Hysteresis describes a system’s state that depends not only on its current input but also on its preceding history, resulting in a detectable lag between the application of an external force and the resulting effect. This phenomenon is fundamental in physics and engineering because it indicates that energy dissipation or internal friction is occurring during a cycle of operation.
Understanding the Hysteresis Concept
The concept is visualized through the hysteresis loop, a graphical representation that plots the system’s output variable against its input variable. When the input is increased and then decreased, the output follows a different, lagging path, creating a closed, loop-like curve that signifies the system’s “memory.”
The loop shape confirms that for any given input value, the output can have two distinct values depending on the direction of approach. For example, when an elastic material is stretched and the force is removed, it does not immediately return to its original length. This observed lag is caused by internal friction within the material resisting the deformation.

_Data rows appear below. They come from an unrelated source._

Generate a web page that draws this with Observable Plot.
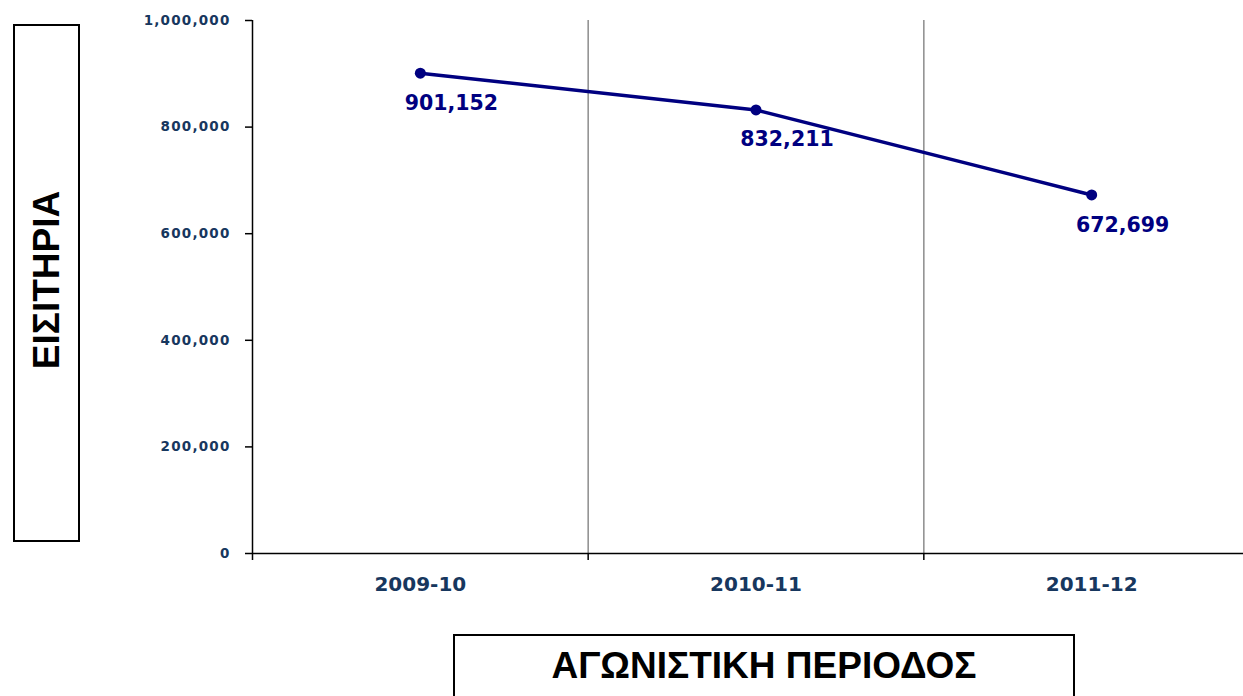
<!DOCTYPE html>
<html>
<head>
<meta charset="utf-8">
<script src="https://cdn.jsdelivr.net/npm/d3@7"></script>
<script src="https://cdn.jsdelivr.net/npm/@observablehq/plot@0.6"></script>
<style>
  html, body { margin: 0; padding: 0; overflow: hidden; background: #fff; width: 1243px; height: 696px; }
  #wrap { position: relative; width: 1243px; height: 696px; overflow: hidden; }
  #chart { position: absolute; left: 0; top: 0; width: 1260px; }
  #chart svg { max-width: none !important; width: 1260px !important; height: 620px !important; }
  #chart g[aria-label="y-axis tick label"] text { letter-spacing: 1.2px; }
  .box { position: absolute; border: 2px solid #000; box-sizing: border-box; background: #fff;
         font-family: "Liberation Sans", Arial, sans-serif; font-weight: bold; color: #000; }
  #ybox { left: 13px; top: 24px; width: 67px; height: 518px; }
  #ybox span { position: absolute; left: 50%; top: 50%; transform: translate(-50%, -50%) rotate(-90deg);
               margin-top: -3px; font-size: 37px; white-space: nowrap; }
  #xbox { left: 453px; top: 634px; width: 622px; height: 80px; }
  #xbox span { position: absolute; left: 0; right: 0; top: 9px; text-align: center; font-size: 37px; white-space: nowrap; }
</style>
</head>
<body>
<div id="wrap">
  <div id="chart"></div>
  <div class="box" id="ybox"><span>ΕΙΣΙΤΗΡΙΑ</span></div>
  <div class="box" id="xbox"><span>ΑΓΩΝΙΣΤΙΚΗ ΠΕΡΙΟΔΟΣ</span></div>
</div>
<script>
const seasons = ["2009-10", "2010-11", "2011-12"];
const tickets = [901152, 832211, 672699];
const yTicks = [0, 200000, 400000, 600000, 800000, 1000000];

const data = seasons.map((s, i) => ({ i, season: s, value: tickets[i] }));
const bounds = [-0.5, 0.5, 1.5, 2.5];
const fmt = d3.format(",");

const plot = Plot.plot({
  width: 1260,
  height: 620,
  marginLeft: 252,
  marginRight: 1,
  marginTop: 20,
  marginBottom: 67,
  style: { background: "transparent", overflow: "visible" },
  x: { domain: [-0.5, 2.5] },
  y: { domain: [0, 1000000] },
  marks: [
    Plot.ruleX([0.5, 1.5], { y1: 0, y2: 1000000, stroke: "#8c8c8c", strokeWidth: 1.5 }),
    Plot.axisY({
      ticks: yTicks, tickSize: 7, tickPadding: 15, tickFormat: fmt,
      fill: "#17375e", fontSize: 13.5, fontWeight: "bold", fontFamily: "DejaVu Sans, Verdana, sans-serif",
      stroke: "#000", strokeWidth: 1.5, label: null
    }),
    Plot.axisX({
      ticks: [0, 1, 2], tickSize: 0, tickPadding: 23, tickFormat: (d) => seasons[d],
      fill: "#17375e", fontSize: 20, fontWeight: "bold", fontFamily: "DejaVu Sans, Verdana, sans-serif",
      label: null
    }),
    Plot.axisX({ ticks: bounds, tickSize: 7, tickFormat: () => "", stroke: "#000", strokeWidth: 1.5, label: null }),
    Plot.ruleX([-0.5], { y1: 0, y2: 1000000, stroke: "#000", strokeWidth: 1.5 }),
    Plot.ruleY([0], { stroke: "#000", strokeWidth: 1.5 }),
    Plot.line(data, { x: "i", y: "value", stroke: "#000080", strokeWidth: 3.5 }),
    Plot.dot(data, { x: "i", y: "value", r: 5.5, fill: "#000080", stroke: "none" }),
    Plot.text(data, {
      x: "i", y: "value", text: (d) => fmt(d.value), dx: 31, dy: 30,
      fill: "#000080", fontSize: 20.5, fontWeight: "bold", fontFamily: "DejaVu Sans, Verdana, sans-serif"
    })
  ]
});
document.getElementById("chart").appendChild(plot);
</script>
</body>
</html>
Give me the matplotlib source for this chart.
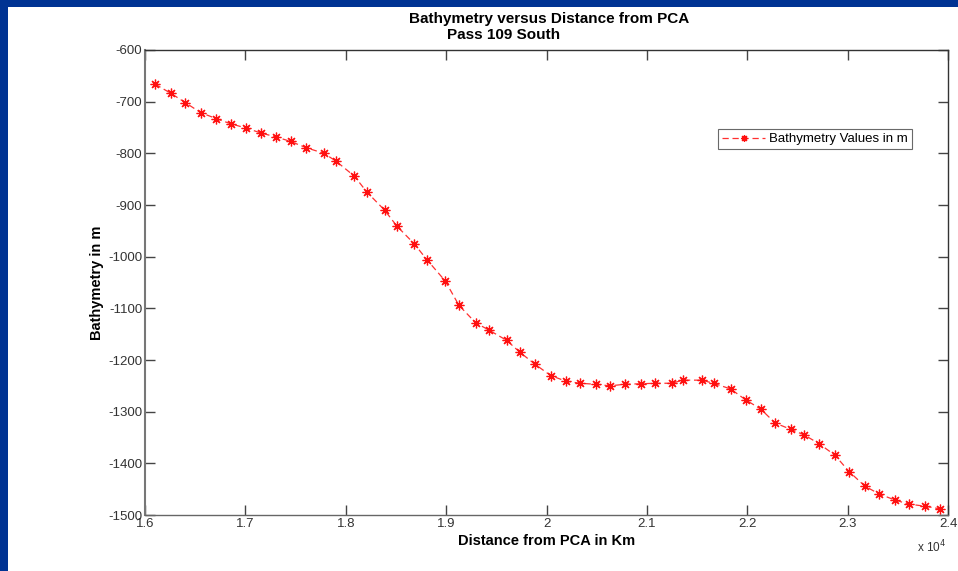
import matplotlib
matplotlib.use("Agg")
import matplotlib.pyplot as plt
from matplotlib.ticker import FuncFormatter, MultipleLocator
from matplotlib.patches import Rectangle

plt.rcParams['font.family'] = ['Liberation Sans', 'DejaVu Sans']

distance_m = [16100, 16259, 16403, 16553, 16712, 16857, 17006, 17160, 17302, 17451,
              17604, 17783, 17902, 18085, 18211, 18387, 18510, 18682, 18809, 18991,
              19127, 19294, 19426, 19603, 19735, 19884, 20041, 20193, 20333, 20489,
              20631, 20781, 20937, 21083, 21246, 21361, 21545, 21664, 21834, 21983,
              22135, 22278, 22431, 22567, 22716, 22872, 23015, 23171, 23311, 23470,
              23612, 23772, 23918]
bathymetry_m = [-666, -684, -702, -721, -733, -743, -751, -761, -768, -777,
                -789, -800, -815, -844, -875, -910, -941, -975, -1006, -1047,
                -1094, -1128, -1142, -1162, -1185, -1208, -1230, -1241, -1245, -1247,
                -1250, -1247, -1246, -1245, -1245, -1239, -1239, -1245, -1256, -1277,
                -1295, -1322, -1334, -1345, -1362, -1384, -1416, -1444, -1459, -1471,
                -1479, -1483, -1488]

title_line1 = "Bathymetry versus Distance from PCA"
title_line2 = "Pass 109 South"
x_label = "Distance from PCA in Km"
y_label = "Bathymetry in m"
legend_label = "Bathymetry Values in m"

W, H = 958, 571
fig = plt.figure(figsize=(W / 100, H / 100), dpi=100)
fig.patch.set_facecolor('white')

# blue frame at top and left
blue = '#003393'
fig.add_artist(Rectangle((0, 1 - 7 / H), 1, 7 / H, transform=fig.transFigure,
                         facecolor=blue, edgecolor='none', zorder=0))
fig.add_artist(Rectangle((0, 0), 8 / W, 1, transform=fig.transFigure,
                         facecolor=blue, edgecolor='none', zorder=0))

ax = fig.add_axes([145 / W, 1 - 515 / H, (948 - 145) / W, (515 - 50) / H])
ax.plot(distance_m, bathymetry_m, color='#ff3030', linestyle='--', linewidth=0.9,
        dashes=(5, 3), marker=(8, 2, 0), markersize=7, markeredgewidth=0.9,
        markeredgecolor='#ff1010', label=legend_label)

ax.set_xlim(16000, 24000)
ax.set_ylim(-1500, -600)
ax.xaxis.set_major_locator(MultipleLocator(1000))
ax.yaxis.set_major_locator(MultipleLocator(100))
ax.xaxis.set_major_formatter(FuncFormatter(lambda v, p: f"{v / 1e4:g}"))
ax.yaxis.set_major_formatter(FuncFormatter(lambda v, p: f"{v:g}"))

ax.tick_params(direction='in', length=7, width=1, top=True, right=True,
               labelsize=9.5, labelcolor='#333333', color='#444444', pad=2)
for s in ax.spines.values():
    s.set_color('#333333')
    s.set_linewidth(1.0)
ax.spines['left'].set_color('#777777')
ax.spines['left'].set_linewidth(1.5)
ax.spines['bottom'].set_color('#666666')

ax.set_xlabel(x_label, fontsize=10.5, fontweight='bold', labelpad=3)
ax.set_ylabel(y_label, fontsize=10.5, fontweight='bold', labelpad=3)

fig.text(549 / W, 1 - 19 / H, title_line1, ha='center', va='center',
         fontsize=11, fontweight='bold')
fig.text(447 / W, 1 - 35 / H, title_line2, ha='left', va='center',
         fontsize=11, fontweight='bold')
fig.text(932 / W, 1 - 547 / H, r"x 10$^4$", ha='center', va='center',
         fontsize=8.5, color='#333333')

leg = ax.legend(loc='upper right', bbox_to_anchor=((912 - 145) / (948 - 145), 1 - (129 - 50) / (515 - 50)),
                fontsize=9.5, frameon=True, fancybox=False, handlelength=3.3,
                borderpad=0.3, handletextpad=0.3, borderaxespad=0, markerscale=0.7)
leg.get_frame().set_edgecolor('#444444')
leg.get_frame().set_linewidth(0.8)

fig.savefig('out.png', dpi=100)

This internal resistance means that energy supplied during the increase phase is not fully recovered during the decrease phase. Instead, it is irreversibly converted into another form, typically heat. The presence of a closed loop, rather than a single reversible line, is the definitive proof of energy being lost within the system during one complete cycle.
Primary Applications and Examples
Hysteresis is encountered across various disciplines, defining the operational characteristics of the materials or devices involved. The most widely recognized application is Magnetic Hysteresis, which occurs in ferromagnetic materials used in transformers, motors, and memory storage devices. Here, the magnetization lags behind the external magnetic field, leading to energy loss during the continuous alternating current (AC) cycle.
In mechanical engineering, Mechanical Hysteresis measures the energy dissipated in materials subjected to cyclical loading, such as rubber or structural metals. When a material is stretched and relaxed, the stress-strain curve forms a loop. The area inside this loop represents the energy lost as heat due to internal friction and molecular rearrangement, which affects the fatigue life of components like shock absorbers.
The effect is also deliberately engineered into control systems, such as Electronic Hysteresis found in devices like the Schmitt trigger circuit or simple thermostats. A thermostat is programmed to turn on a heating element at one temperature and turn it off at a slightly higher one. This small difference, or dead band, prevents the system from rapidly cycling on and off when the temperature hovers near the setpoint, a phenomenon known as “chattering.”
Calculating Hysteresis Loss
The calculation of hysteresis loss is directly linked to the graphical representation, as the fundamental formula is geometric. For any hysteretic system operating cyclically, the energy dissipated per unit volume during one complete cycle is proportional to the area enclosed by the hysteresis loop. For magnetic materials, where the loop plots magnetic flux density ($B$) against magnetic field strength ($H$), the theoretical energy loss per unit volume per cycle ($W_h$) is given by the integral over the closed cycle: $W_h = \oint H \cdot dB$.
Since the loop area dictates the loss, engineers characterize magnetic materials by two measurable points that define its dimensions. Remanence ($B_r$) is the magnetic flux density remaining when the applied magnetic field ($H$) is reduced to zero, representing the material’s ability to retain magnetism. Coercivity ($H_c$) is the reverse magnetic field strength required to reduce the residual flux density back to zero, representing the energy needed to demagnetize the material. Materials designed for low loss, such as transformer cores, have narrow loops with low coercivity, while permanent magnets have wide loops with high remanence.
While the area calculation is accurate, it often requires detailed, measured data that can be complex to acquire and integrate. Therefore, an empirical formula known as the Steinmetz equation is widely used to estimate the power loss density ($P_v$) in magnetic materials operating under alternating current conditions. This equation relates the power loss to the operating frequency and the maximum flux density, making it valuable for design work.
The Steinmetz equation is written as $P_v = k \cdot f^a \cdot B_{max}^b$, where $P_v$ is the power loss per unit volume. The variable $f$ is the frequency of the magnetic field reversal, and $B_{max}$ is the peak value of the magnetic flux density. The parameters $k$, $a$, and $b$ are empirical coefficients derived from experimental data specific to the material. The utility of the Steinmetz equation lies in its ability to predict power loss at various operating frequencies and flux levels without needing to perform graphical integration.